LONDON (Reuters) - A change of guard in Japan and glacial U.S. budget talks will dominate the run into the year-end, with financial markets, if not the economies that drive them, ending 2012 in solid shape.
At the end of a tumultuous 12 months which attracted various predictions of disaster, the Federal Reserve has handed markets a year-end gift in the form of new stimulus for the U.S. economy, China appears to be on the up again and the European Central Bank has changed the terms of the euro zone debt crisis.
The ECB’s pledge to buy as many government bonds as it takes to shore up the currency bloc has taken some heat off Spain and Italy, political turmoil notwithstanding, and Greece has secured another deal to keep its show on the road for some while longer.
That, as they say, is banked, leaving most investors turning their thoughts to 2013.
“We have chosen to back the U.S. housing recovery and broader growth acceleration in the world, while retaining some exposure to high yield credit as we navigate a potentially sluggish period in early 2013,” Goldman Sachs analysts said in a note to clients.

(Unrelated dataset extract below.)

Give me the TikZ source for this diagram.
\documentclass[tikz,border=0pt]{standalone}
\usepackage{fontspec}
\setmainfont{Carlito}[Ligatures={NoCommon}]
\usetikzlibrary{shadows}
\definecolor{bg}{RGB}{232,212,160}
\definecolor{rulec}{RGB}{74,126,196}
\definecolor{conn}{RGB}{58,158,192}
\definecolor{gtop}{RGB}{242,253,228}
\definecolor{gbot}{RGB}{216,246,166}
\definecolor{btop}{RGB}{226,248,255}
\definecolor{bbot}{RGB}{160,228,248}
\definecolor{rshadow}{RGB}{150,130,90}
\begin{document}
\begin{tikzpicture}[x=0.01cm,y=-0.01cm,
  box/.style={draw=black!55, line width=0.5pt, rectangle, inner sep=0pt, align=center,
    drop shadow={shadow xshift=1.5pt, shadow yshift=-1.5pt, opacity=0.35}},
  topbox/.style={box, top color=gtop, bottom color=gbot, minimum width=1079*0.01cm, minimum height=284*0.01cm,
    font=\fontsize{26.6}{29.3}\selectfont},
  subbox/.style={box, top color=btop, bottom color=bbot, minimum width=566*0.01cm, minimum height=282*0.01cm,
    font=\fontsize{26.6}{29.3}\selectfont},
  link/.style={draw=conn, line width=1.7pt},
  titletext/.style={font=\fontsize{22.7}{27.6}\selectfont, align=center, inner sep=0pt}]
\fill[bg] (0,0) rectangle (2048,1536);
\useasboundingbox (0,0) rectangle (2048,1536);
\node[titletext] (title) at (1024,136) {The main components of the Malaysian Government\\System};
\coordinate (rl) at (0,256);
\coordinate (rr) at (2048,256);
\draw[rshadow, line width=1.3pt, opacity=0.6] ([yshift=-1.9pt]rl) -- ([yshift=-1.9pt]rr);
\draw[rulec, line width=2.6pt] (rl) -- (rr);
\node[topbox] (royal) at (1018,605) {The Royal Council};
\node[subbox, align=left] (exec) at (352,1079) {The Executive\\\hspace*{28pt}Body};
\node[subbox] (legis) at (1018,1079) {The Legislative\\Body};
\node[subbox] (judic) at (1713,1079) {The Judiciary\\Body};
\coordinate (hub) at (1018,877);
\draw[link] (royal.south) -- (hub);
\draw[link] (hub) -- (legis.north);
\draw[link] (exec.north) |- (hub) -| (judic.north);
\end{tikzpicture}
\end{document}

“Beyond that, we have recommended positioning for some compression in euro area risk premia and the initiation of the ECB’s OMT,” the Goldman analysts wrote, referring to the central bank’s bond-buying program dubbed Outright Monetary Transactions.
The ECB will only be able to buy euro zone government bonds via OMT - which it has pledged to do in whatever amounts it takes - once a country, probably Spain, has sought help from the euro zone rescue fund.
That, the U.S. fiscal standoff and China’s performance, will dominate the early part of next year.
For the coming week, the sweeping return to power on Sunday of Japan’s conservative Liberal Democratic Party (LDP) will be a major focus for investors.
This is particularly because exit polls showed the LDP and its junior coalition partner securing more than the two-thirds majority in the lower house needed to override the upper house and break a policy deadlock that has plagued governments since 2007.
An LDP government will commit to a radical recipe of hyper-easy monetary policy and big fiscal spending to end persistent deflation and tame a strong yen. The Bank of Japan meets on Thursday and is widely expected to loosen monetary policy again.
“The BOJ will probably ease in December and possibly again in January with the political pressure as well,” said Takumi Tsunoda, senior economist at Shinkin Central Bank Research Institute.
The U.S. “fiscal cliff” saga is an altogether slower-burning saga, which is unlikely to be resolved in the coming week.
Economists say failure to reach an agreement could push the country back into recession. The main hurdle is expiring tax cuts, which President Barack Obama wants extended for all but the rich and his Republican opponents want for everyone.
Obama is not ready to accept a new offer from the Republican leader of the U.S. House of Representatives to raise taxes on top earners in exchange for major cuts in entitlement programs, a source said late on Saturday. Most analysts expect some sort of deal to be done, not least because a flurry of opinion polls show strong public support for Obama’s position.
“We expect it to be resolved within the next couple of months. We think the most likely outcome will be another ‘kick the can down the road’ agreement that will avoid massive near-term spending cuts and tax increases, even though it will not produce a comprehensive deficit reduction plan,” said Larry Kantor, head of research at Barclays Capital.
ECB President Mario Draghi rounds off his year with a lengthy testimony in the European Parliament on Monday, U.S. housing starts data for November are due and in Europe, the big figure is Germany’s Ifo sentiment index.
Technocrat Italian premier Mario Monti, who has steered his country into calmer waters and is still considering whether to stand in February elections - a move many investors would welcome - holds his year-end news conference on Friday.
There are also a smattering of central bank meetings to keep investors interested; in Sweden, Norway, Turkey, Hungary and the Czech Republic.
The Nordic pair have offered safe harbour from the euro zone crisis this year, and in Norway’s case in particular, the central bank has had to walk a tightrope between a strongly performing economy and the fear that higher interest rates would drive its currency yet higher.
Markets are pricing in a 25 basis point rate cut by Sweden’s Riksbank. Norway, one of Europe’s fastest-growing economies, will be unmoved, with Norges Bank expecting to raise its 1.5 percent benchmark rate some time between March and August.
Key emerging market Turkey is expected to cut its main policy rate for the first time in more than a year after its hitherto resilient economy slowed more than expected in the third quarter.
Hungary will follow suit, pushing its rate to a two-year low of 5.75 percent, according to a Reuters poll of economists, while the Czechs, with rates already virtually at zero, have turned to intervention to weaken their currency.